● **What to work on**: Collect all lines from the records below that include the word "this".

● **Data provided**:
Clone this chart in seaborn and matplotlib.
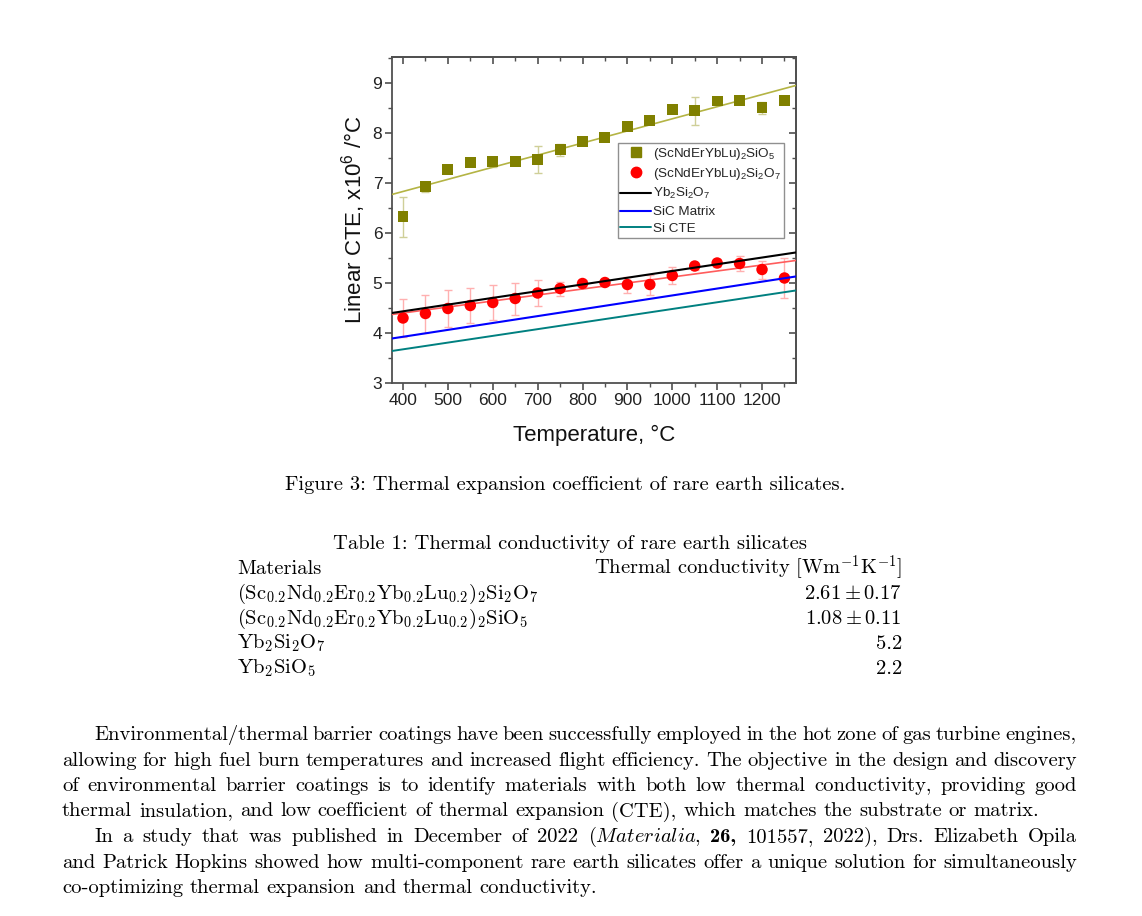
import matplotlib
matplotlib.use("Agg")
import matplotlib.pyplot as plt
from matplotlib.lines import Line2D
import numpy as np
import pandas as pd
import seaborn as sns

# ---------------- data ----------------
temps = [400, 450, 500, 550, 600, 650, 700, 750, 800, 850, 900, 950,
         1000, 1050, 1100, 1150, 1200, 1250]
sio5 = [6.33, 6.93, 7.27, 7.41, 7.43, 7.43, 7.47, 7.67, 7.83, 7.91, 8.13, 8.25,
        8.47, 8.45, 8.64, 8.65, 8.51, 8.65]
sio5_err = [0.40, 0.10, 0.06, 0.05, 0.10, 0.05, 0.27, 0.12, 0.05, 0.05, 0.05, 0.05,
            0.05, 0.28, 0.05, 0.05, 0.12, 0.05]
si2o7 = [4.30, 4.39, 4.49, 4.55, 4.61, 4.69, 4.80, 4.89, 4.99, 5.01, 4.97, 4.97,
         5.15, 5.34, 5.40, 5.39, 5.27, 5.10]
si2o7_err = [0.38, 0.38, 0.37, 0.35, 0.35, 0.32, 0.26, 0.14, 0.08, 0.05, 0.16, 0.20,
             0.17, 0.07, 0.07, 0.15, 0.18, 0.40]

line_temps = [375, 1275]
fit_sio5 = [6.77, 8.95]
fit_si2o7 = [4.37, 5.45]
yb2si2o7 = [4.40, 5.61]
sic_matrix = [3.89, 5.13]
si_cte = [3.64, 4.85]

x_ticks = [400, 500, 600, 700, 800, 900, 1000, 1100, 1200]
y_ticks = [3, 4, 5, 6, 7, 8, 9]

labels = ["(ScNdErYbLu)$_2$SiO$_5$", "(ScNdErYbLu)$_2$Si$_2$O$_7$",
          "Yb$_2$Si$_2$O$_7$", "SiC Matrix", "Si CTE"]

fig_caption = "Figure 3: Thermal expansion coefficient of rare earth silicates."
table_caption = "Table 1: Thermal conductivity of rare earth silicates"
table_header = ["Materials", r"Thermal conductivity [Wm$^{-1}$K$^{-1}$]"]
table_materials = [r"(Sc$_{0.2}$Nd$_{0.2}$Er$_{0.2}$Yb$_{0.2}$Lu$_{0.2}$)$_2$Si$_2$O$_7$",
                   r"(Sc$_{0.2}$Nd$_{0.2}$Er$_{0.2}$Yb$_{0.2}$Lu$_{0.2}$)$_2$SiO$_5$",
                   r"Yb$_2$Si$_2$O$_7$",
                   r"Yb$_2$SiO$_5$"]
table_values = [r"$2.61 \pm 0.17$", r"$1.08 \pm 0.11$", "5.2", "2.2"]

# words wrapped in ** ** are set in bold
paragraph_lines = [
    "Environmental/thermal barrier coatings have been successfully employed in the hot zone of gas turbine engines,",
    "allowing for high fuel burn temperatures and increased flight efficiency. The objective in the design and discovery",
    "of environmental barrier coatings is to identify materials with both low thermal conductivity, providing good",
    "thermal insulation, and low coefficient of thermal expansion (CTE), which matches the substrate or matrix.",
    r"In a study that was published in December of 2022 ($\mathit{Materialia}$, **26**, 101557, 2022), Drs. Elizabeth Opila",
    "and Patrick Hopkins showed how multi-component rare earth silicates offer a unique solution for simultaneously",
    "co-optimizing thermal expansion and thermal conductivity.",
]
line_indent = [True, False, False, False, True, False, False]
line_justify = [True, True, True, False, True, True, False]

# ---------------- style ----------------
sns.set_style("ticks")
plt.rcParams["font.family"] = ["Liberation Sans", "DejaVu Sans"]
plt.rcParams["mathtext.fontset"] = "custom"
plt.rcParams["mathtext.rm"] = "Liberation Sans"
plt.rcParams["mathtext.it"] = "Liberation Sans:italic"
plt.rcParams["mathtext.bf"] = "Liberation Sans:bold"

W, H = 1142, 916
fig = plt.figure(figsize=(W / 100, H / 100), dpi=100)
fig.patch.set_facecolor("white")

def fx(px):
    return px / W

def fy(py):
    return 1 - py / H

ax = fig.add_axes([fx(392), fy(383), fx(796) - fx(392), fy(57) - fy(383)])

df1 = pd.DataFrame({"T": temps, "CTE": sio5})
df2 = pd.DataFrame({"T": temps, "CTE": si2o7})

ax.errorbar(temps, sio5, yerr=sio5_err, fmt="none", ecolor="#cfcf98",
            elinewidth=1.0, capsize=3, capthick=1.0, zorder=2)
ax.errorbar(temps, si2o7, yerr=si2o7_err, fmt="none", ecolor="#ffb0b0",
            elinewidth=1.0, capsize=3, capthick=1.0, zorder=2)

sns.lineplot(x=line_temps, y=fit_sio5, color="#b4b444", linewidth=1.2, ax=ax, zorder=3)
sns.lineplot(x=line_temps, y=fit_si2o7, color="#ff5c5c", linewidth=1.2, ax=ax, zorder=3)

sns.scatterplot(data=df1, x="T", y="CTE", marker="s", color="#808000", s=62,
                edgecolor="none", linewidth=0, ax=ax, zorder=4)
sns.scatterplot(data=df2, x="T", y="CTE", marker="o", color="#ff0000", s=68,
                edgecolor="none", linewidth=0, ax=ax, zorder=4)

sns.lineplot(x=line_temps, y=yb2si2o7, color="#000000", linewidth=1.5, ax=ax, zorder=5)
sns.lineplot(x=line_temps, y=sic_matrix, color="#0000ff", linewidth=1.5, ax=ax, zorder=5)
sns.lineplot(x=line_temps, y=si_cte, color="#008080", linewidth=1.4, ax=ax, zorder=5)

ax.set_xlim(375.5, 1275.7)
ax.set_ylim(3, 9.52)
ax.set_xticks(x_ticks)
ax.set_yticks(y_ticks)
ax.set_xticks(np.arange(450, 1275, 100), minor=True)
ax.set_yticks(np.arange(3.5, 9.6, 1.0), minor=True)
ax.set_xticklabels([str(t) for t in x_ticks])
ax.set_yticklabels([str(t) for t in y_ticks])

spine_col = "#505050"
for s in ax.spines.values():
    s.set_visible(True)
    s.set_color(spine_col)
    s.set_linewidth(1.3)
ax.tick_params(which="major", direction="out", length=5, width=1.2, color=spine_col,
               labelsize=12.5, labelcolor="#222222", pad=2)
ax.tick_params(which="minor", direction="out", length=3, width=1.0, color=spine_col)

top = ax.secondary_xaxis("top")
top.set_xticks(x_ticks)
top.set_xticks(np.arange(450, 1275, 100), minor=True)
top.tick_params(which="major", direction="in", length=5, width=1.2, color=spine_col, labeltop=False)
top.tick_params(which="minor", direction="in", length=3, width=1.0, color=spine_col)
top.spines["top"].set_color(spine_col)
top.spines["top"].set_linewidth(1.3)
right = ax.secondary_yaxis("right")
right.set_yticks(y_ticks)
right.set_yticks(np.arange(3.5, 9.6, 1.0), minor=True)
right.tick_params(which="major", direction="in", length=5, width=1.2, color=spine_col, labelright=False)
right.tick_params(which="minor", direction="in", length=3, width=1.0, color=spine_col)
right.spines["right"].set_color(spine_col)
right.spines["right"].set_linewidth(1.3)

ax.set_xlabel("Temperature, °C", fontsize=16, color="#111111", labelpad=12)
ax.set_ylabel("Linear CTE, x10$^6$ /°C", fontsize=16, color="#111111", labelpad=3)

handles = [
    Line2D([], [], linestyle="none", marker="s", color="#808000", markersize=7),
    Line2D([], [], linestyle="none", marker="o", color="#ff0000", markersize=7.5),
    Line2D([], [], color="#000000", linewidth=1.5),
    Line2D([], [], color="#0000ff", linewidth=1.5),
    Line2D([], [], color="#008080", linewidth=1.4),
]
leg = ax.legend(handles, labels, loc="upper right", bbox_to_anchor=(0.97, 0.736),
                borderaxespad=0, fontsize=9.7, frameon=True, fancybox=False,
                framealpha=1, edgecolor="#909090", handlelength=2.3,
                handletextpad=0.15, borderpad=0.2, labelspacing=0.32)
leg.get_frame().set_linewidth(1.0)

# ---------------- document text ----------------
FS = 14.8
doc_kw = dict(fontfamily="cmr10", math_fontfamily="cm", fontsize=FS, color="black")

fig.text(fx(565), fy(490), fig_caption, ha="center", va="baseline", **doc_kw)
fig.text(fx(570), fy(549), table_caption, ha="center", va="baseline", **doc_kw)

left_col, right_col = 237, 902
fig.text(fx(left_col), fy(574), table_header[0], ha="left", va="baseline", **doc_kw)
fig.text(fx(right_col), fy(574), table_header[1], ha="right", va="baseline", **doc_kw)
for i, (m, v) in enumerate(zip(table_materials, table_values)):
    yb = 599 + 25 * i
    fig.text(fx(left_col), fy(yb), m, ha="left", va="baseline", **doc_kw)
    fig.text(fx(right_col), fy(yb), v, ha="right", va="baseline", **doc_kw)

renderer = fig.canvas.get_renderer()
probe_a = fig.text(0, 0, "a a", **doc_kw)
probe_b = fig.text(0, 0, "aa", **doc_kw)
space_w = (probe_a.get_window_extent(renderer).width
           - probe_b.get_window_extent(renderer).width)
probe_a.remove()
probe_b.remove()


def make_word(w):
    kw = dict(doc_kw)
    if w.startswith("**"):
        core, rest = w[2:].split("**", 1)
        kw["fontfamily"] = "cmb10"
        w = core + rest
    return fig.text(0, 0, w, ha="left", va="baseline", **kw)


x_left, x_right, indent = 62, 1077, 32
for i, line in enumerate(paragraph_lines):
    yb = 740 + 25.5 * i
    x0 = x_left + (indent if line_indent[i] else 0)
    words = line.split(" ")
    objs = [make_word(w) for w in words]
    widths = [o.get_window_extent(renderer).width for o in objs]
    if line_justify[i] and len(words) > 1:
        gap = (x_right - x0 - sum(widths)) / (len(words) - 1)
    else:
        gap = space_w
    x = x0
    for o, w in zip(objs, widths):
        o.set_position((fx(x), fy(yb)))
        x += w + gap

fig.savefig("out.png", dpi=100, facecolor="white")
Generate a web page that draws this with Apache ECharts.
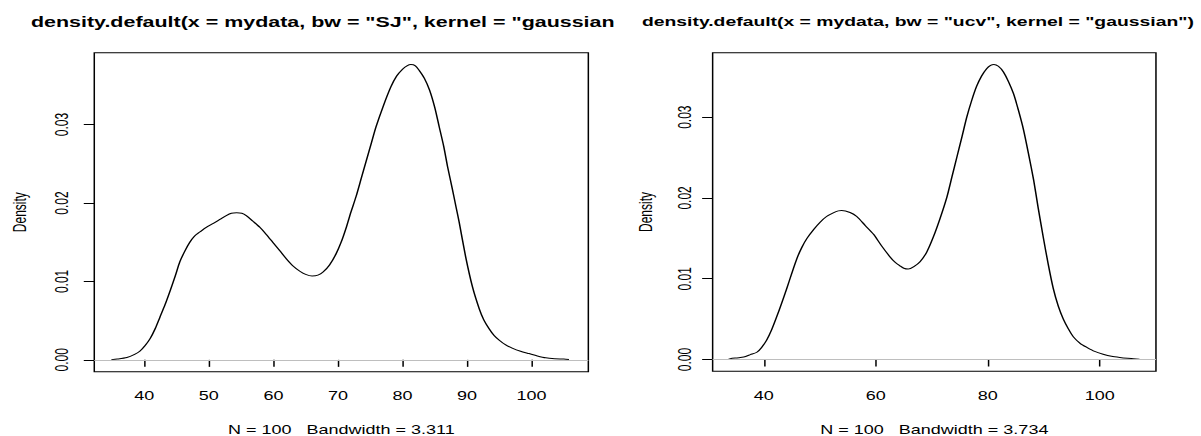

● **Final result**:
Clone this chart in seaborn and matplotlib.
Generate a web page that draws this with Apache ECharts.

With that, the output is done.